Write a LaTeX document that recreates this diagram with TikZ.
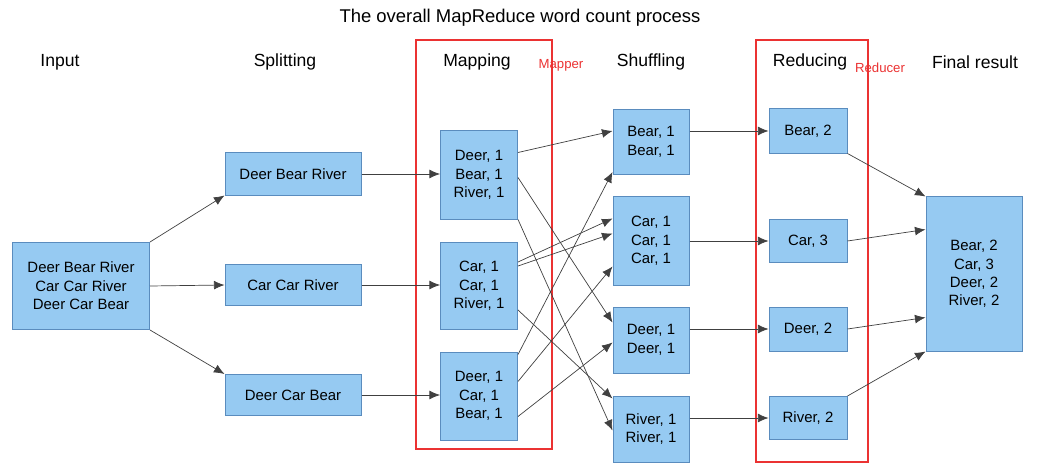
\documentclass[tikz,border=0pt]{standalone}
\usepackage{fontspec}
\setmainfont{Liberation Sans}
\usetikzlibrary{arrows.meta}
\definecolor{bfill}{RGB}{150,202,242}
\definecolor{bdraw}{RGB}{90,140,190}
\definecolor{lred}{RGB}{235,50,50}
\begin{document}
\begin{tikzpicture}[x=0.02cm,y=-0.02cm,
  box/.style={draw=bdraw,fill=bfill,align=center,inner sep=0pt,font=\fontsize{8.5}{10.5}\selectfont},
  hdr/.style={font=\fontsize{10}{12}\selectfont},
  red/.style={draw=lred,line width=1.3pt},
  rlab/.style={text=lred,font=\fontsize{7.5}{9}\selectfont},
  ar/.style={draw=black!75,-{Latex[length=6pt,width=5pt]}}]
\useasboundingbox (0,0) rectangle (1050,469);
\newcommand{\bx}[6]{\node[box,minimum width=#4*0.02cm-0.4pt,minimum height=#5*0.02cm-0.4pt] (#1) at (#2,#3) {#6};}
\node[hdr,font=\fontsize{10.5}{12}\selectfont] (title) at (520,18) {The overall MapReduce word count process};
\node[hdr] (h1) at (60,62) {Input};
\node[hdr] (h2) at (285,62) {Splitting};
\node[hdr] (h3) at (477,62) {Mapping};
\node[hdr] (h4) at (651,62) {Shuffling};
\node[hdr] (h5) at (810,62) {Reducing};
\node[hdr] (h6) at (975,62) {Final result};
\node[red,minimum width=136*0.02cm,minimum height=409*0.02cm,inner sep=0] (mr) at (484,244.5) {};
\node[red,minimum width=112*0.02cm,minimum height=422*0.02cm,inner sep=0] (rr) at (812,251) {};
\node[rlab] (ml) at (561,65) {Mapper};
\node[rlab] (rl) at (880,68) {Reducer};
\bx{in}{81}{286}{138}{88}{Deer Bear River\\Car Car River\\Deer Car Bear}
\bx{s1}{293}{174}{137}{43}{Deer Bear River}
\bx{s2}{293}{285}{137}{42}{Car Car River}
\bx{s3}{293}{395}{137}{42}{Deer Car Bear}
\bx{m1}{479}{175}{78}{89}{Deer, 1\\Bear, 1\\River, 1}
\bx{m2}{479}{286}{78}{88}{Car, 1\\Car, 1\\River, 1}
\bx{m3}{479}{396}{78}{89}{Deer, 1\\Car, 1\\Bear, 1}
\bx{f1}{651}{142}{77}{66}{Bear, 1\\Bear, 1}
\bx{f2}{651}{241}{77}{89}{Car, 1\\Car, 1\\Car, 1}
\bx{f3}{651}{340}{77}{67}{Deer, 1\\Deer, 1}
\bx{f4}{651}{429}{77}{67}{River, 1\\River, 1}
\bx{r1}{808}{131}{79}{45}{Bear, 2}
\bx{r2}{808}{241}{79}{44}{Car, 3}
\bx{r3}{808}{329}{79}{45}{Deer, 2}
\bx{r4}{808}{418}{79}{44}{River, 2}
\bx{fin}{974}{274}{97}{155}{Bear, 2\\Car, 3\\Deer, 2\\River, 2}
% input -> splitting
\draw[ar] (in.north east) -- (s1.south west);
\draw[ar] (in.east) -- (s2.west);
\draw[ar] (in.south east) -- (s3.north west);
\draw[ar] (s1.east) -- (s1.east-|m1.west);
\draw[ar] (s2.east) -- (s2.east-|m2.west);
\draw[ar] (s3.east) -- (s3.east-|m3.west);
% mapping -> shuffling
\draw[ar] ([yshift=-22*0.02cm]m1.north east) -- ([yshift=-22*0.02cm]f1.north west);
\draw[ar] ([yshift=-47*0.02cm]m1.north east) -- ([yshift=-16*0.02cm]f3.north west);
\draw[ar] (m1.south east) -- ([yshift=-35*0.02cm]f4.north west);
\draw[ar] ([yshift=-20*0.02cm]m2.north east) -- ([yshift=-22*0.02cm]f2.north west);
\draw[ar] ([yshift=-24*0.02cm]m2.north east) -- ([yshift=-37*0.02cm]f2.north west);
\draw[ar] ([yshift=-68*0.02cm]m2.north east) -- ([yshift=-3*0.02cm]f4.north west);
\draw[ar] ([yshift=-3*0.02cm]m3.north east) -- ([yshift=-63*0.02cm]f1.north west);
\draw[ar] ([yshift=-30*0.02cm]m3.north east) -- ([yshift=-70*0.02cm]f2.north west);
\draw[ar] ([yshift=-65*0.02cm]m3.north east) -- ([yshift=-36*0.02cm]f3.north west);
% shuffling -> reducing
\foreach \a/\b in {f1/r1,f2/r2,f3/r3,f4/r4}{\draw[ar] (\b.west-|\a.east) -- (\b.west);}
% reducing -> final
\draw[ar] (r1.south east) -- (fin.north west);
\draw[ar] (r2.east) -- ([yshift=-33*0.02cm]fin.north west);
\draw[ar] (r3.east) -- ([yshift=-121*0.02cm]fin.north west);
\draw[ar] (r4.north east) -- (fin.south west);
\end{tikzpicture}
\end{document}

## Instruction
Could you repeat all of the material exactly? Pictures should not be copied.

## Exercise result
Write a LaTeX document that recreates this diagram with TikZ.
\documentclass[tikz,border=0pt]{standalone}
\usepackage{fontspec}
\setmainfont{Liberation Sans}
\usetikzlibrary{arrows.meta}
\definecolor{bfill}{RGB}{150,202,242}
\definecolor{bdraw}{RGB}{90,140,190}
\definecolor{lred}{RGB}{235,50,50}
\begin{document}
\begin{tikzpicture}[x=0.02cm,y=-0.02cm,
  box/.style={draw=bdraw,fill=bfill,align=center,inner sep=0pt,font=\fontsize{8.5}{10.5}\selectfont},
  hdr/.style={font=\fontsize{10}{12}\selectfont},
  red/.style={draw=lred,line width=1.3pt},
  rlab/.style={text=lred,font=\fontsize{7.5}{9}\selectfont},
  ar/.style={draw=black!75,-{Latex[length=6pt,width=5pt]}}]
\useasboundingbox (0,0) rectangle (1050,469);
\newcommand{\bx}[6]{\node[box,minimum width=#4*0.02cm-0.4pt,minimum height=#5*0.02cm-0.4pt] (#1) at (#2,#3) {#6};}
\node[hdr,font=\fontsize{10.5}{12}\selectfont] (title) at (520,18) {The overall MapReduce word count process};
\node[hdr] (h1) at (60,62) {Input};
\node[hdr] (h2) at (285,62) {Splitting};
\node[hdr] (h3) at (477,62) {Mapping};
\node[hdr] (h4) at (651,62) {Shuffling};
\node[hdr] (h5) at (810,62) {Reducing};
\node[hdr] (h6) at (975,62) {Final result};
\node[red,minimum width=136*0.02cm,minimum height=409*0.02cm,inner sep=0] (mr) at (484,244.5) {};
\node[red,minimum width=112*0.02cm,minimum height=422*0.02cm,inner sep=0] (rr) at (812,251) {};
\node[rlab] (ml) at (561,65) {Mapper};
\node[rlab] (rl) at (880,68) {Reducer};
\bx{in}{81}{286}{138}{88}{Deer Bear River\\Car Car River\\Deer Car Bear}
\bx{s1}{293}{174}{137}{43}{Deer Bear River}
\bx{s2}{293}{285}{137}{42}{Car Car River}
\bx{s3}{293}{395}{137}{42}{Deer Car Bear}
\bx{m1}{479}{175}{78}{89}{Deer, 1\\Bear, 1\\River, 1}
\bx{m2}{479}{286}{78}{88}{Car, 1\\Car, 1\\River, 1}
\bx{m3}{479}{396}{78}{89}{Deer, 1\\Car, 1\\Bear, 1}
\bx{f1}{651}{142}{77}{66}{Bear, 1\\Bear, 1}
\bx{f2}{651}{241}{77}{89}{Car, 1\\Car, 1\\Car, 1}
\bx{f3}{651}{340}{77}{67}{Deer, 1\\Deer, 1}
\bx{f4}{651}{429}{77}{67}{River, 1\\River, 1}
\bx{r1}{808}{131}{79}{45}{Bear, 2}
\bx{r2}{808}{241}{79}{44}{Car, 3}
\bx{r3}{808}{329}{79}{45}{Deer, 2}
\bx{r4}{808}{418}{79}{44}{River, 2}
\bx{fin}{974}{274}{97}{155}{Bear, 2\\Car, 3\\Deer, 2\\River, 2}
% input -> splitting
\draw[ar] (in.north east) -- (s1.south west);
\draw[ar] (in.east) -- (s2.west);
\draw[ar] (in.south east) -- (s3.north west);
\draw[ar] (s1.east) -- (s1.east-|m1.west);
\draw[ar] (s2.east) -- (s2.east-|m2.west);
\draw[ar] (s3.east) -- (s3.east-|m3.west);
% mapping -> shuffling
\draw[ar] ([yshift=-22*0.02cm]m1.north east) -- ([yshift=-22*0.02cm]f1.north west);
\draw[ar] ([yshift=-47*0.02cm]m1.north east) -- ([yshift=-16*0.02cm]f3.north west);
\draw[ar] (m1.south east) -- ([yshift=-35*0.02cm]f4.north west);
\draw[ar] ([yshift=-20*0.02cm]m2.north east) -- ([yshift=-22*0.02cm]f2.north west);
\draw[ar] ([yshift=-24*0.02cm]m2.north east) -- ([yshift=-37*0.02cm]f2.north west);
\draw[ar] ([yshift=-68*0.02cm]m2.north east) -- ([yshift=-3*0.02cm]f4.north west);
\draw[ar] ([yshift=-3*0.02cm]m3.north east) -- ([yshift=-63*0.02cm]f1.north west);
\draw[ar] ([yshift=-30*0.02cm]m3.north east) -- ([yshift=-70*0.02cm]f2.north west);
\draw[ar] ([yshift=-65*0.02cm]m3.north east) -- ([yshift=-36*0.02cm]f3.north west);
% shuffling -> reducing
\foreach \a/\b in {f1/r1,f2/r2,f3/r3,f4/r4}{\draw[ar] (\b.west-|\a.east) -- (\b.west);}
% reducing -> final
\draw[ar] (r1.south east) -- (fin.north west);
\draw[ar] (r2.east) -- ([yshift=-33*0.02cm]fin.north west);
\draw[ar] (r3.east) -- ([yshift=-121*0.02cm]fin.north west);
\draw[ar] (r4.north east) -- (fin.south west);
\end{tikzpicture}
\end{document}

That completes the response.